Ce qu'on est en train de faire (avec ce voyage de Cazeneuve) est à l'inverse, cela fait contourner la justice et mettre en place des moyens de surveillance généralisée qui, eux, sont par nature des instruments autoritaires. La surveillance de masse, à coup sûr, provoque des abus. Aux Etats-Unis la surveillance de masse de la NSA n'aide absolument pas à lutter contre le terrorisme. Dans moins de 1% des cas d'attentats terroristes déjoués aux Etats-Unis il y a eu besoin de la surveillance de masse. C'est une étude de New America Foundation. On sait que la surveillance de masse ne sert pas contre le terrorisme mais qu'elle est utilisée pour l'espionnage économique et pour l'espionnage politique. C'est forcément un outil qui conduit à des abus. C'est un outil tellement puissant, tellement disproportionné qu'il va confier à ceux qui s'en servent beaucoup trop de pouvoirs. L'histoire de l'Humanité démontre que lorsqu'il une grosse concentration du pouvoir, il y a forcément des abus.
Revenons à la responsabilité collective: c'est vrai qu'il y a un certain nombre de propos choquants, de propos de haine qui seraient certainement condamnes par un juge, qui circulent sur Internet. La vraie question est qu'est-ce qu'on fait contre ça? Va-t-on laisser Monsieur Cazeneuve, ses amis de chez Google et de la NSA s'occuper de nous quand on voit des idées criminelles sur Internet? Ou est-ce qu'on essaie chacun en tant que citoyen de s'opposer à ces idées, d'aller combattre ces idées sur leur terrain? Internet permet la participation universelle. De la même façon que l'on peut être tous exposés aux propos de haine, aux images de haine, nous pouvons tous aussi réagir, participer.

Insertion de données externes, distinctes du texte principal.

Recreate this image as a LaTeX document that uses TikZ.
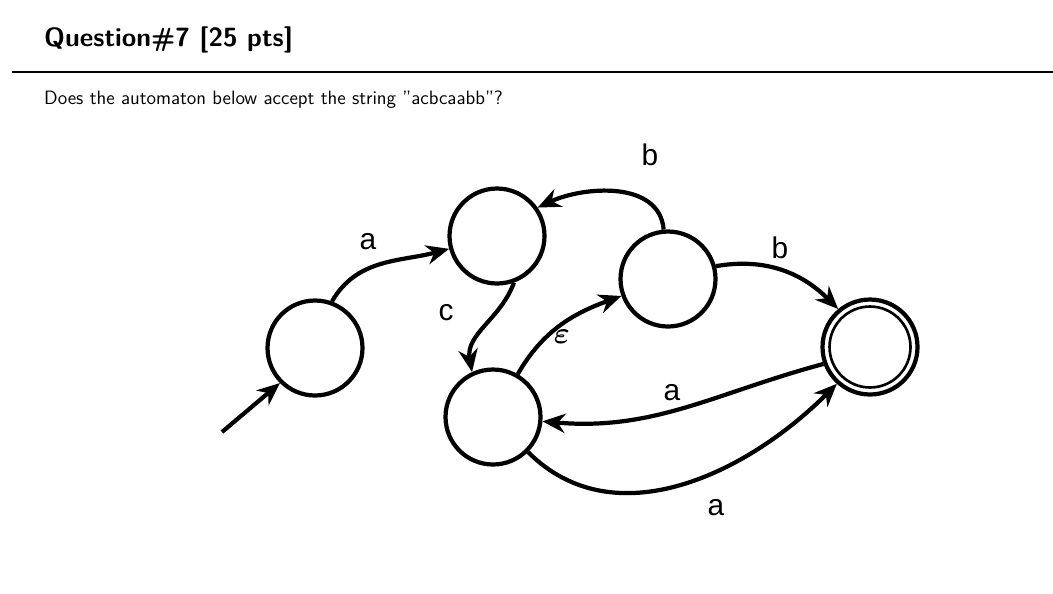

C'est de notre responsabilité collective d'aller combattre les idées de haine sur leur terrain, combattre les idées plutôt que s'attaquer à leurs symptômes qui sont la représentation des idées, l'expression des idées, mais sans de toute façon être la seule solution. Il s'agit ici de faire reculer les idées, et non pas de s'attaquer à ceux qui les véhiculent.